Near v. Minnesota: Prior Restraint and the First Amendment
Near v. Minnesota established that the government generally cannot stop publication before it happens — a principle that still shapes press freedom in the U.S. today.
Near v. Minnesota established that the government generally cannot stop publication before it happens — a principle that still shapes press freedom in the U.S. today.

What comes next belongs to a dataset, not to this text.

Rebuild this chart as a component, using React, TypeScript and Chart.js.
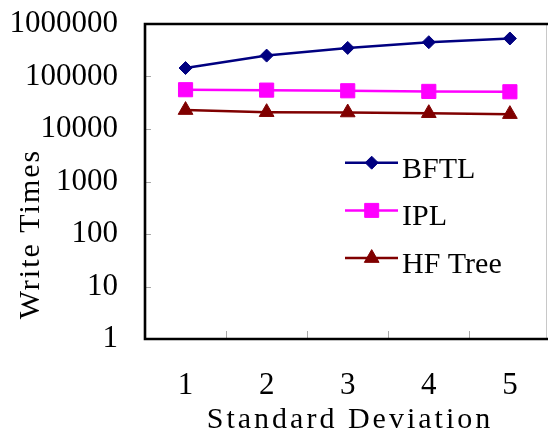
import React, { useEffect, useRef } from 'react';
import { Chart, registerables } from 'chart.js';

Chart.register(...registerables);

const categories = ['1', '2', '3', '4', '5'];
const bftl = [145000, 250000, 350000, 450000, 530000];
const ipl = [56000, 55000, 53500, 52000, 51200];
const hfTree = [22900, 20900, 20600, 20000, 19200];
const yTicks = [1, 10, 100, 1000, 10000, 100000, 1000000];
const seriesNames = ['BFTL', 'IPL', 'HF Tree'];
const seriesColors = ['#000080', '#FF00FF', '#800000'];
const xTitle = 'Standard Deviation';
const yTitle = 'Write Times';

const FONT = '"Liberation Serif", "Times New Roman", serif';

function drawMarker(ctx: CanvasRenderingContext2D, style: string, x: number, y: number, color: string) {
  ctx.save();
  ctx.fillStyle = color;
  ctx.strokeStyle = color;
  ctx.lineWidth = 1;
  ctx.beginPath();
  if (style === 'rectRot') {
    const r = 6.5;
    ctx.moveTo(x - r, y);
    ctx.lineTo(x, y - r);
    ctx.lineTo(x + r, y);
    ctx.lineTo(x, y + r);
    ctx.closePath();
  } else if (style === 'rect') {
    const s = 7;
    ctx.rect(x - s, y - s, 2 * s, 2 * s);
  } else {
    const r = 8.5;
    ctx.moveTo(x, y - r);
    ctx.lineTo(x + r * Math.sin((2 * Math.PI) / 3), y + r / 2);
    ctx.lineTo(x - r * Math.sin((2 * Math.PI) / 3), y + r / 2);
    ctx.closePath();
  }
  ctx.fill();
  ctx.stroke();
  ctx.restore();
}

const framePlugin = {
  id: 'frame',
  beforeDatasetsDraw(chart: any) {
    const { ctx, chartArea: a, scales } = chart;
    ctx.save();
    ctx.strokeStyle = '#a8a8a8';
    ctx.lineWidth = 1;
    yTicks.slice(1, -1).forEach((v) => {
      const y = Math.round(scales.y.getPixelForValue(v)) + 0.5;
      ctx.beginPath();
      ctx.moveTo(a.left, y);
      ctx.lineTo(a.left + 6, y);
      ctx.stroke();
    });
    for (let i = 1; i < categories.length; i++) {
      const x = Math.round(scales.x.getPixelForValue(i + 0.5)) + 0.5;
      ctx.beginPath();
      ctx.moveTo(x, a.bottom);
      ctx.lineTo(x, a.bottom - 8);
      ctx.stroke();
    }
    ctx.strokeStyle = '#c8c8c8';
    ctx.beginPath();
    ctx.moveTo(a.right - 1.5, a.top);
    ctx.lineTo(a.right - 1.5, a.bottom);
    ctx.stroke();
    ctx.strokeStyle = '#000';
    ctx.lineWidth = 2.6;
    ctx.beginPath();
    ctx.moveTo(a.right, a.top);
    ctx.lineTo(a.left, a.top);
    ctx.lineTo(a.left, a.bottom);
    ctx.lineTo(a.right, a.bottom);
    ctx.stroke();
    ctx.restore();
  },
  afterDraw(chart: any) {
    const { ctx } = chart;
    ctx.save();
    ctx.fillStyle = '#000';
    ctx.font = `30px ${FONT}`;
    // axis titles
    (ctx as any).letterSpacing = '3px';
    ctx.textAlign = 'center';
    ctx.textBaseline = 'alphabetic';
    ctx.fillText(xTitle, 350, 428);
    (ctx as any).letterSpacing = '2px';
    ctx.save();
    ctx.translate(38.5, 234);
    ctx.rotate(-Math.PI / 2);
    ctx.fillText(yTitle, 0, 0);
    ctx.restore();
    (ctx as any).letterSpacing = '0px';
    // legend
    ctx.textAlign = 'left';
    chart.data.datasets.forEach((ds: any, i: number) => {
      const y = 162.7 + i * 47.7;
      ctx.strokeStyle = ds.borderColor;
      ctx.lineWidth = 2.5;
      ctx.beginPath();
      ctx.moveTo(345, y);
      ctx.lineTo(398, y);
      ctx.stroke();
      drawMarker(ctx, ds.pointStyle, 371.7, y, ds.borderColor);
      ctx.fillStyle = '#000';
      ctx.fillText(ds.label, 402, y + 15);
    });
    ctx.restore();
  },
};

export default function App() {
  const ref = useRef<HTMLCanvasElement | null>(null);
  useEffect(() => {
    document.body.style.margin = '0';
    if (!ref.current) return;
    const toPts = (arr: number[]) => arr.map((v, i) => ({ x: i + 1, y: v }));
    const styles = ['rectRot', 'rect', 'triangle'];
    const radii = [6.5, 10, 8.5];
    const chart = new Chart(ref.current, {
      type: 'line',
      data: {
        datasets: [bftl, ipl, hfTree].map((arr, i) => ({
          label: seriesNames[i],
          data: toPts(arr),
          borderColor: seriesColors[i],
          backgroundColor: seriesColors[i],
          pointBackgroundColor: seriesColors[i],
          pointBorderColor: seriesColors[i],
          pointStyle: styles[i],
          pointRadius: radii[i],
          pointBorderWidth: 1,
          borderWidth: 2.5,
          tension: 0,
        })),
      },
      options: {
        animation: false,
        responsive: false,
        devicePixelRatio: 1,
        layout: { autoPadding: false, padding: { top: 24, left: 0, right: 0, bottom: 0 } },
        plugins: { legend: { display: false }, tooltip: { enabled: false }, title: { display: false } },
        scales: {
          x: {
            type: 'linear',
            min: 0.5,
            max: 5.47,
            grid: { display: false, drawTicks: false },
            border: { display: false },
            ticks: {
              autoSkip: false,
              maxRotation: 0,
              padding: 28,
              color: '#000',
              font: { family: FONT, size: 31 },
              callback: (v: any) => categories[Number(v) - 1] ?? '',
            },
            afterBuildTicks: (s: any) => {
              s.ticks = categories.map((_, i) => ({ value: i + 1 }));
            },
            afterFit: (s: any) => {
              s.height = 92;
              s.paddingLeft = 0;
              s.paddingRight = 0;
              s.paddingTop = 0;
              s.paddingBottom = 0;
            },
          },
          y: {
            type: 'logarithmic',
            min: 1,
            max: 1000000,
            grid: { display: false, drawTicks: false },
            border: { display: false },
            ticks: {
              autoSkip: false,
              padding: 27,
              color: '#000',
              font: { family: FONT, size: 31 },
              callback: (v: any) => String(v),
            },
            afterBuildTicks: (s: any) => {
              s.ticks = yTicks.map((v) => ({ value: v }));
            },
            afterFit: (s: any) => {
              s.width = 145;
              s.paddingLeft = 0;
              s.paddingRight = 0;
              s.paddingTop = 0;
              s.paddingBottom = 0;
            },
          },
        },
      } as any,
      plugins: [framePlugin],
    });
    return () => chart.destroy();
  }, []);
  return (
    <div style={{ width: 548, height: 431 }}>
      <canvas ref={ref} width={548} height={431} style={{ display: 'block' }} />
    </div>
  );
}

Near v. Minnesota, decided in 1931 by a 5–4 vote, established that the government generally cannot block a publication before it reaches readers. The Supreme Court struck down a Minnesota law that allowed courts to permanently shut down newspapers deemed “scandalous,” ruling that this kind of pre-publication suppression violates the First Amendment. The decision created the legal framework American courts still use when the government tries to stop something from being published, and it played a central role forty years later when the Nixon administration tried to suppress the Pentagon Papers.

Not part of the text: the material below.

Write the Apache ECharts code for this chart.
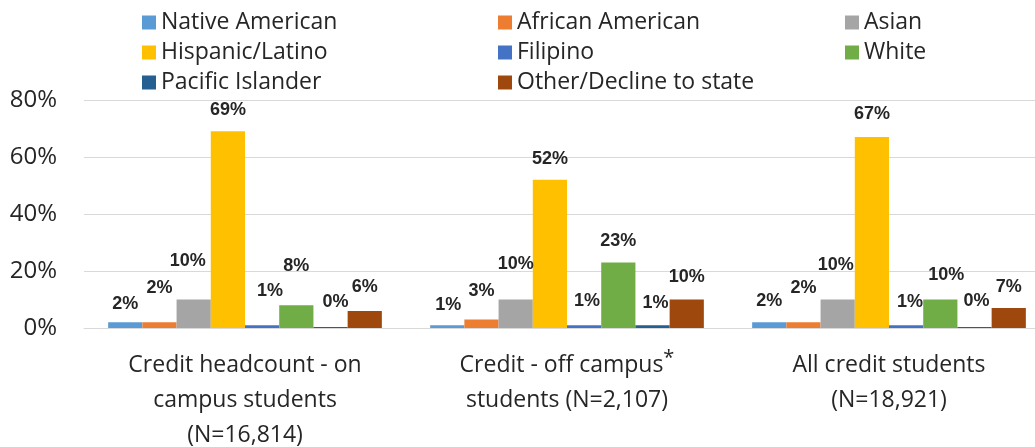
<!DOCTYPE html>
<html lang="en">
<head>
    <meta charset="UTF-8">
    <title>Credit students by ethnicity</title>
    <style>
        *{
            margin: 0;
            padding: 0;
        }
        body{
            background: #fff;
        }
    </style>
</head>
<body>
<div id="main" style="width: 1035px;height:447px;"></div>
<script src="https://cdn.jsdelivr.net/npm/echarts@6/dist/echarts.min.js"></script>
<script type="text/javascript">
    // 数据
    var categories = [
        'Credit headcount - on\ncampus students\n(N=16,814)',
        'Credit - off campus{sup|*}\nstudents (N=2,107)',
        'All credit students\n(N=18,921)'
    ];
    var groups = ['Native American', 'African American', 'Asian', 'Hispanic/Latino',
                  'Filipino', 'White', 'Pacific Islander', 'Other/Decline to state'];
    var nativeAmerican = [2, 1, 2];
    var africanAmerican = [2, 3, 2];
    var asian = [10, 10, 10];
    var hispanic = [69, 52, 67];
    var filipino = [1, 1, 1];
    var white = [8, 23, 10];
    var pacific = [0, 1, 0];
    var other = [6, 10, 7];
    var yTicks = [0, 20, 40, 60, 80];

    var colors = ['#5B9BD5', '#ED7D31', '#A5A5A5', '#FFC000', '#4472C4', '#70AD47', '#255E91', '#9E480E'];
    // label nudges (Excel labels were dragged by hand)
    var labelShift = [
        [[0, 3], [1, 1], [0, 0]],
        [[0, -13], [0, -7], [0, -13]],
        [[-6, -17], [0, -14], [-2, -13]],
        [[0, 0], [0, 0], [0, -2]],
        [[8, -13], [3, -3], [4, -2]],
        [[0, -18], [0, 0], [6, -3]],
        [[5, -4], [3, -1], [2, -5]],
        [[0, -3], [0, -1], [0, 0]]
    ];

    var values = [nativeAmerican, africanAmerican, asian, hispanic, filipino, white, pacific, other];

    var series = [];
    for(let i = 0; i < groups.length; i++){
        let d = [];
        for(let j = 0; j < values[i].length; j++){
            d.push({value: values[i][j], label: {offset: labelShift[i][j]}});
        }
        series.push({
            name: groups[i],
            type: 'bar',
            barGap: '0%',
            barCategoryGap: '15%',
            barMinHeight: 1,
            itemStyle: {color: colors[i]},
            label: {
                show: true,
                position: 'top',
                distance: 12,
                formatter: '{c}%',
                fontFamily: 'Liberation Sans',
                fontWeight: 'bold',
                fontSize: 18,
                color: '#262626'
            },
            data: d
        });
    }

    var legendText = {fontFamily: 'Open Sans', fontSize: 23, lineHeight: 22, color: '#262626'};
    function makeLegend(left, names){
        return {
            orient: 'vertical',
            left: left,
            top: 11,
            padding: 0,
            itemWidth: 14,
            itemHeight: 14,
            itemGap: 7,
            icon: 'rect',
            textStyle: legendText,
            data: names
        };
    }

    var myChart = echarts.init(document.getElementById('main'));
    myChart.setOption({
        animation: false,
        legend: [
            makeLegend(142, [groups[0], groups[3], groups[6]]),
            makeLegend(498, [groups[1], groups[4], groups[7]]),
            makeLegend(845, [groups[2], groups[5]])
        ],
        grid: {
            left: 84,
            top: 100,
            width: 966,
            bottom: 119,
            outerBoundsMode: 'none',
            containLabel: false
        },
        xAxis: {
            type: 'category',
            data: categories,
            axisTick: {show: false},
            axisLine: {lineStyle: {color: '#D9D9D9'}},
            axisLabel: {
                margin: 20,
                interval: 0,
                fontFamily: 'Open Sans',
                fontSize: 23,
                lineHeight: 35,
                color: '#262626',
                rich: {
                    sup: {fontFamily: 'Open Sans', fontSize: 20, lineHeight: 35, verticalAlign: 'top', padding: [0, 0, 14, 0], color: '#262626'}
                }
            }
        },
        yAxis: {
            type: 'value',
            min: yTicks[0],
            max: yTicks[yTicks.length - 1],
            interval: 20,
            axisLine: {show: false},
            axisTick: {show: false},
            splitLine: {lineStyle: {color: '#D9D9D9'}},
            axisLabel: {
                margin: 27,
                formatter: '{value}%',
                fontFamily: 'Open Sans',
                fontSize: 24,
                color: '#262626'
            }
        },
        series: series
    });
</script>
</body>
</html>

The law at the center of the case was Minnesota Session Laws 1925, Chapter 285. Critics called it the Minnesota Gag Law, and the label fit. The statute declared it a “public nuisance” to regularly publish any newspaper or periodical that was “malicious, scandalous and defamatory.”1Minnesota Office of the Revisor of Statutes. Minnesota Session Laws 1925 – Chapter 285 Once a court labeled a publication that way, the county attorney could seek a permanent injunction shutting it down entirely and making any future issues punishable as contempt of court.

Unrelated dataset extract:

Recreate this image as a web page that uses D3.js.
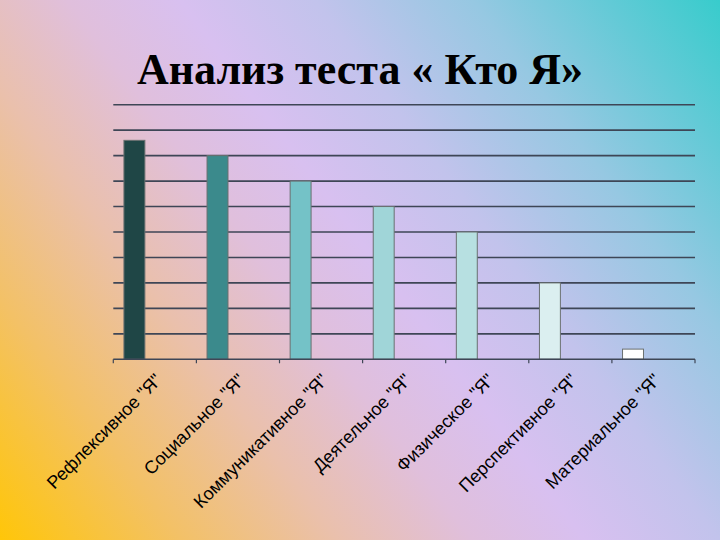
<!DOCTYPE html>
<html>
<head>
<meta charset="utf-8">
<script src="https://cdn.jsdelivr.net/npm/d3@7"></script>
<style>
  html, body { margin: 0; padding: 0; }
  svg { display: block; }
</style>
</head>
<body>
<svg id="chart" width="720" height="540"></svg>
<script>
const title = "Анализ теста « Кто Я»";
const categories = ['Рефлексивное "Я"', 'Социальное "Я"', 'Коммуникативное "Я"', 'Деятельное "Я"', 'Физическое "Я"', 'Перспективное "Я"', 'Материальное "Я"'];
const values = [8.6, 8, 7, 6, 5, 3, 0.4];
const barColors = ["#1f4646", "#3b8a8c", "#74c2c7", "#a0d5d8", "#b7e0e1", "#dbeff0", "#ffffff"];
const yTicks = [1, 2, 3, 4, 5, 6, 7, 8, 9, 10];

const svg = d3.select("#chart");
const W = 720, H = 540;

// background gradient
const defs = svg.append("defs");
const grad = defs.append("linearGradient")
  .attr("id", "bg").attr("gradientUnits", "userSpaceOnUse")
  .attr("x1", 0).attr("y1", 540).attr("x2", 720).attr("y2", 0);
[[0, "#ffc608"], [0.16, "#f3c166"], [0.3, "#eac0ac"], [0.42, "#e0bfdc"], [0.52, "#d8c0f0"], [0.64, "#c2c3ec"], [0.78, "#96c8e2"], [0.9, "#62cad6"], [1, "#38cccc"]]
  .forEach(([o, c]) => grad.append("stop").attr("offset", o).attr("stop-color", c));
svg.append("rect").attr("width", W).attr("height", H).attr("fill", "url(#bg)");

// title
svg.append("text")
  .attr("x", 360).attr("y", 84)
  .attr("text-anchor", "middle")
  .attr("font-family", "'Liberation Serif', 'Times New Roman', serif")
  .attr("font-weight", "bold")
  .attr("font-size", 44)
  .attr("fill", "#000")
  .text(title);

const x0 = 113.3, x1 = 695, yBase = 359.3, yTop = 104.7;
const x = d3.scaleBand().domain(categories).range([x0, x1]).paddingInner(0).paddingOuter(0);
const y = d3.scaleLinear().domain([0, 10]).range([yBase, yTop]);

// gridlines
svg.append("g").selectAll("line").data(yTicks).join("line")
  .attr("x1", x0).attr("x2", x1)
  .attr("y1", d => y(d)).attr("y2", d => y(d))
  .attr("stroke", "#3e4656").attr("stroke-width", 1.6);

// bars
const bw = x.bandwidth();
svg.append("g").selectAll("rect").data(values).join("rect")
  .attr("x", (d, i) => x(categories[i]) + bw * 0.128)
  .attr("width", bw * 0.252)
  .attr("y", d => y(d))
  .attr("height", d => yBase - y(d))
  .attr("fill", (d, i) => barColors[i])
  .attr("stroke", "#6a7070").attr("stroke-width", 1);

// x axis
const axis = svg.append("g").attr("transform", `translate(0,${yBase})`);
axis.append("line").attr("x1", x0).attr("x2", x1).attr("y1", 0).attr("y2", 0)
  .attr("stroke", "#3e4656").attr("stroke-width", 1.6);
const bounds = categories.map(c => x(c)).concat([x1]);
axis.selectAll("line.tick").data(bounds).join("line").attr("class", "tick")
  .attr("x1", d => d).attr("x2", d => d).attr("y1", 0).attr("y2", 4)
  .attr("stroke", "#3e4656").attr("stroke-width", 1.2);

// labels
svg.append("g").selectAll("text").data(categories).join("text")
  .attr("transform", d => `translate(${x(d) + bw / 2 + 8},${yBase + 22}) rotate(-45)`)
  .attr("text-anchor", "end")
  .attr("font-family", "'Liberation Sans', Arial, sans-serif")
  .attr("font-size", 18)
  .attr("fill", "#000")
  .text(d => d);
</script>
</body>
</html>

The statute did include a defense: a publisher could avoid the injunction by proving that the statements were true and were “published with good motives and for justifiable ends.” But this placed the burden on the publisher to justify their own speech to a judge before they could keep printing. As the Supreme Court later observed, that requirement effectively turned the courtroom into a censor’s office.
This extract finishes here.